'''
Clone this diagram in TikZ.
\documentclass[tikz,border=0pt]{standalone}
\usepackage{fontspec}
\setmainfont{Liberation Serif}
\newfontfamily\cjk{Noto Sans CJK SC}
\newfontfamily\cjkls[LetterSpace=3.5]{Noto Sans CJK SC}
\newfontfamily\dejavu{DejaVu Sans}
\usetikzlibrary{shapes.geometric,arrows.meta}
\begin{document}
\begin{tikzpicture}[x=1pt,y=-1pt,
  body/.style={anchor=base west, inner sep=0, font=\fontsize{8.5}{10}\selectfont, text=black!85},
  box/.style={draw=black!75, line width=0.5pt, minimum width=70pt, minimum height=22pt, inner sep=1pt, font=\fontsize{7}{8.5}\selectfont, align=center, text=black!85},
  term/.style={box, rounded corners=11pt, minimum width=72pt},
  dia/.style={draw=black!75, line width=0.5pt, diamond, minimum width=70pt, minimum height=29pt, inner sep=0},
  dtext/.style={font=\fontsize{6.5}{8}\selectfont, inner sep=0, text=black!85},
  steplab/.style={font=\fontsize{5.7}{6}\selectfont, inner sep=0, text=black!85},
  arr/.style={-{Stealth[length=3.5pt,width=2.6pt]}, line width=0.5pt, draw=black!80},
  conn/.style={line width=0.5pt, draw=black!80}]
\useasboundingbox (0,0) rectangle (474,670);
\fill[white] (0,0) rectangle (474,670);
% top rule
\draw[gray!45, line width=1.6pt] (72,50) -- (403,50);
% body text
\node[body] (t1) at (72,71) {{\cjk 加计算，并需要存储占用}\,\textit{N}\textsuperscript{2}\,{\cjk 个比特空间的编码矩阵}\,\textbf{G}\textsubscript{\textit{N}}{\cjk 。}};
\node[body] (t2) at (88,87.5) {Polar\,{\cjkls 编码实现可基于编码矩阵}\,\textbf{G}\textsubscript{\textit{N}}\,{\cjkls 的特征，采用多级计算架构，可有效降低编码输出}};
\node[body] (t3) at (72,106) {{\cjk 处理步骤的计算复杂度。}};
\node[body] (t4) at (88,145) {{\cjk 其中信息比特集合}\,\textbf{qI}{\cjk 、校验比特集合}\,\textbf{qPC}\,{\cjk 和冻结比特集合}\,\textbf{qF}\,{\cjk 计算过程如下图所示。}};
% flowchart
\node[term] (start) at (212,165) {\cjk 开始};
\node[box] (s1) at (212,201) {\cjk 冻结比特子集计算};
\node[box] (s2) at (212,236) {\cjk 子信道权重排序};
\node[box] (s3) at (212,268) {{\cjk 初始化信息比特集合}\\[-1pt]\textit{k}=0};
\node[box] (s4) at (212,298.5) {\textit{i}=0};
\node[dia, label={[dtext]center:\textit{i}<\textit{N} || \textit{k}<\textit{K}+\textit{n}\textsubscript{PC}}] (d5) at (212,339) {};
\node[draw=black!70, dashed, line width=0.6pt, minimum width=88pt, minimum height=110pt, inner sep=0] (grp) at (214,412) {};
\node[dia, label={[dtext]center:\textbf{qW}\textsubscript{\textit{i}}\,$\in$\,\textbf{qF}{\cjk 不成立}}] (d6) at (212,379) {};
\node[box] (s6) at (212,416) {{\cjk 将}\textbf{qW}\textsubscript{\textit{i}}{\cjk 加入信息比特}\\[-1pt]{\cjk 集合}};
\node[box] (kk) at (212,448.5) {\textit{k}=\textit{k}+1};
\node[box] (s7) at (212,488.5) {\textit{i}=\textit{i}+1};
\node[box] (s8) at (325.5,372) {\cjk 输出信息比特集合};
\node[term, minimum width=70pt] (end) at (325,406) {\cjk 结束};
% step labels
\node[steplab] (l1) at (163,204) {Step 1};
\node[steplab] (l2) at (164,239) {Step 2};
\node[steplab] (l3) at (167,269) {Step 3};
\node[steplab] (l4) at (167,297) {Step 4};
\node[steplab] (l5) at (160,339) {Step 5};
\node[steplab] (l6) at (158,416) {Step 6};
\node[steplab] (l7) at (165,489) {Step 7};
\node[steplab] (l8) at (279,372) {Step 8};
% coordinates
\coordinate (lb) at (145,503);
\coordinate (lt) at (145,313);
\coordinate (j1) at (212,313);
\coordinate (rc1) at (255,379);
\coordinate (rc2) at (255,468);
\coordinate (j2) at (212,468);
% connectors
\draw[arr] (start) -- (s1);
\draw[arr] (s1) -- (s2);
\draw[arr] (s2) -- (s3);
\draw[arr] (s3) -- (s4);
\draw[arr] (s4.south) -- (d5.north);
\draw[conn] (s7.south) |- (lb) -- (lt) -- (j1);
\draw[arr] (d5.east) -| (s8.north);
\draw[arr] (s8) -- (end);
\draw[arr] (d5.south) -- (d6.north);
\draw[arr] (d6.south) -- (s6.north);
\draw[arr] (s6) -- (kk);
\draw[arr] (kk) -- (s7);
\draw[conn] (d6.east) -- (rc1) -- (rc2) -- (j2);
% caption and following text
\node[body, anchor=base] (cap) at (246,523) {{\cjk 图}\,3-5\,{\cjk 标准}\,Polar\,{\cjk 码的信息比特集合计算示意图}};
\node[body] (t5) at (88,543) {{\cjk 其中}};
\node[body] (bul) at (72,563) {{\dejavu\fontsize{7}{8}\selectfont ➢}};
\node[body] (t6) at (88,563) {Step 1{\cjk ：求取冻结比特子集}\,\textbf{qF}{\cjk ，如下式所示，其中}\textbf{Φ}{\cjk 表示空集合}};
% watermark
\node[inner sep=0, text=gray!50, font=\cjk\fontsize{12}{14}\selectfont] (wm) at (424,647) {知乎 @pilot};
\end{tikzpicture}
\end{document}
'''
PROBLEM: Transcribe the whole listing exactly.

ANSWER BELOW:
Clone this diagram in TikZ.
\documentclass[tikz,border=0pt]{standalone}
\usepackage{fontspec}
\setmainfont{Liberation Serif}
\newfontfamily\cjk{Noto Sans CJK SC}
\newfontfamily\cjkls[LetterSpace=3.5]{Noto Sans CJK SC}
\newfontfamily\dejavu{DejaVu Sans}
\usetikzlibrary{shapes.geometric,arrows.meta}
\begin{document}
\begin{tikzpicture}[x=1pt,y=-1pt,
  body/.style={anchor=base west, inner sep=0, font=\fontsize{8.5}{10}\selectfont, text=black!85},
  box/.style={draw=black!75, line width=0.5pt, minimum width=70pt, minimum height=22pt, inner sep=1pt, font=\fontsize{7}{8.5}\selectfont, align=center, text=black!85},
  term/.style={box, rounded corners=11pt, minimum width=72pt},
  dia/.style={draw=black!75, line width=0.5pt, diamond, minimum width=70pt, minimum height=29pt, inner sep=0},
  dtext/.style={font=\fontsize{6.5}{8}\selectfont, inner sep=0, text=black!85},
  steplab/.style={font=\fontsize{5.7}{6}\selectfont, inner sep=0, text=black!85},
  arr/.style={-{Stealth[length=3.5pt,width=2.6pt]}, line width=0.5pt, draw=black!80},
  conn/.style={line width=0.5pt, draw=black!80}]
\useasboundingbox (0,0) rectangle (474,670);
\fill[white] (0,0) rectangle (474,670);
% top rule
\draw[gray!45, line width=1.6pt] (72,50) -- (403,50);
% body text
\node[body] (t1) at (72,71) {{\cjk 加计算，并需要存储占用}\,\textit{N}\textsuperscript{2}\,{\cjk 个比特空间的编码矩阵}\,\textbf{G}\textsubscript{\textit{N}}{\cjk 。}};
\node[body] (t2) at (88,87.5) {Polar\,{\cjkls 编码实现可基于编码矩阵}\,\textbf{G}\textsubscript{\textit{N}}\,{\cjkls 的特征，采用多级计算架构，可有效降低编码输出}};
\node[body] (t3) at (72,106) {{\cjk 处理步骤的计算复杂度。}};
\node[body] (t4) at (88,145) {{\cjk 其中信息比特集合}\,\textbf{qI}{\cjk 、校验比特集合}\,\textbf{qPC}\,{\cjk 和冻结比特集合}\,\textbf{qF}\,{\cjk 计算过程如下图所示。}};
% flowchart
\node[term] (start) at (212,165) {\cjk 开始};
\node[box] (s1) at (212,201) {\cjk 冻结比特子集计算};
\node[box] (s2) at (212,236) {\cjk 子信道权重排序};
\node[box] (s3) at (212,268) {{\cjk 初始化信息比特集合}\\[-1pt]\textit{k}=0};
\node[box] (s4) at (212,298.5) {\textit{i}=0};
\node[dia, label={[dtext]center:\textit{i}<\textit{N} || \textit{k}<\textit{K}+\textit{n}\textsubscript{PC}}] (d5) at (212,339) {};
\node[draw=black!70, dashed, line width=0.6pt, minimum width=88pt, minimum height=110pt, inner sep=0] (grp) at (214,412) {};
\node[dia, label={[dtext]center:\textbf{qW}\textsubscript{\textit{i}}\,$\in$\,\textbf{qF}{\cjk 不成立}}] (d6) at (212,379) {};
\node[box] (s6) at (212,416) {{\cjk 将}\textbf{qW}\textsubscript{\textit{i}}{\cjk 加入信息比特}\\[-1pt]{\cjk 集合}};
\node[box] (kk) at (212,448.5) {\textit{k}=\textit{k}+1};
\node[box] (s7) at (212,488.5) {\textit{i}=\textit{i}+1};
\node[box] (s8) at (325.5,372) {\cjk 输出信息比特集合};
\node[term, minimum width=70pt] (end) at (325,406) {\cjk 结束};
% step labels
\node[steplab] (l1) at (163,204) {Step 1};
\node[steplab] (l2) at (164,239) {Step 2};
\node[steplab] (l3) at (167,269) {Step 3};
\node[steplab] (l4) at (167,297) {Step 4};
\node[steplab] (l5) at (160,339) {Step 5};
\node[steplab] (l6) at (158,416) {Step 6};
\node[steplab] (l7) at (165,489) {Step 7};
\node[steplab] (l8) at (279,372) {Step 8};
% coordinates
\coordinate (lb) at (145,503);
\coordinate (lt) at (145,313);
\coordinate (j1) at (212,313);
\coordinate (rc1) at (255,379);
\coordinate (rc2) at (255,468);
\coordinate (j2) at (212,468);
% connectors
\draw[arr] (start) -- (s1);
\draw[arr] (s1) -- (s2);
\draw[arr] (s2) -- (s3);
\draw[arr] (s3) -- (s4);
\draw[arr] (s4.south) -- (d5.north);
\draw[conn] (s7.south) |- (lb) -- (lt) -- (j1);
\draw[arr] (d5.east) -| (s8.north);
\draw[arr] (s8) -- (end);
\draw[arr] (d5.south) -- (d6.north);
\draw[arr] (d6.south) -- (s6.north);
\draw[arr] (s6) -- (kk);
\draw[arr] (kk) -- (s7);
\draw[conn] (d6.east) -- (rc1) -- (rc2) -- (j2);
% caption and following text
\node[body, anchor=base] (cap) at (246,523) {{\cjk 图}\,3-5\,{\cjk 标准}\,Polar\,{\cjk 码的信息比特集合计算示意图}};
\node[body] (t5) at (88,543) {{\cjk 其中}};
\node[body] (bul) at (72,563) {{\dejavu\fontsize{7}{8}\selectfont ➢}};
\node[body] (t6) at (88,563) {Step 1{\cjk ：求取冻结比特子集}\,\textbf{qF}{\cjk ，如下式所示，其中}\textbf{Φ}{\cjk 表示空集合}};
% watermark
\node[inner sep=0, text=gray!50, font=\cjk\fontsize{12}{14}\selectfont] (wm) at (424,647) {知乎 @pilot};
\end{tikzpicture}
\end{document}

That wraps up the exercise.